Le web, à double tranchant

Selon Martine Delvaux, l'ironie demeure le grand piège de notre époque. «On en dit des énormités en son nom, assure-t-elle. Et quand on ne rit pas, on se fait traiter de rabat-joie... Heureusement, les réseaux sociaux, qui jouent un rôle dans la diffusion de propos sexistes, bénéficient aussi aux féministes qui les utilisent pour propager leurs idées et leurs positions.» Même son de cloche de la part de Julie Miville-Dechêne. «Quand il y a des incidents sexistes, l'indignation s'exprime rapidement sur le web. Les femmes, surtout les jeunes, y sont très actives.»

C'est le cas d'Aurélie Lanctôt, 22 ans, blogueuse sur le site Voir.ca, ancienne chroniqueuse à Urbania et étudiante à la faculté de droit de l'Université McGill. Le sexisme est une réalité quasi quotidienne pour cette jeune femme qui se dit frappée par la différence de ton entre les étudiants de l'UQAM en science politique - très pro-féministes - et les étudiants en droit de McGill qui traitent le discours féministe de façon condescendante. «Or, note-t-elle, il s'agit de l'élite de demain. Ça m'inquiète.»

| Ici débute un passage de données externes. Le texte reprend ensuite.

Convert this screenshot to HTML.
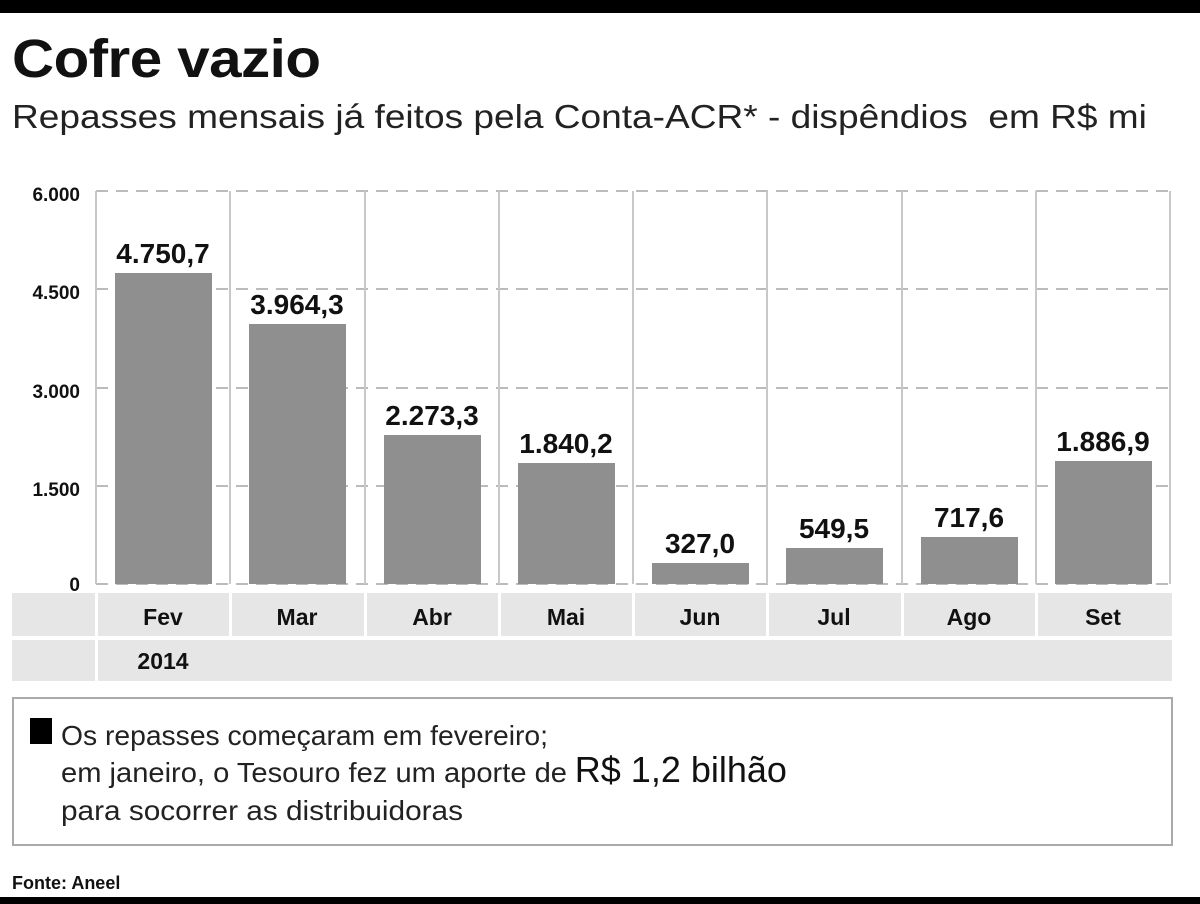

Selon la jeune femme, le sexisme s'est décomplexé ces dernières années parce que le féminisme s'est décomplexé. Les deux phénomènes vont de pair. «Les réseaux sociaux peuvent donner l'impression que les féministes sont partout et nous assistons donc à une réaction primaire de rejet du féminisme. Je ne dirais pas qu'il y a plus de sexisme, mais peut-être est-il plus visible. Mais ce que je vois surtout, c'est que les réseaux sociaux ont contribué à dépoussiérer le discours féministe et à lutter contre le sexisme. Et ça, c'est une bonne chose.»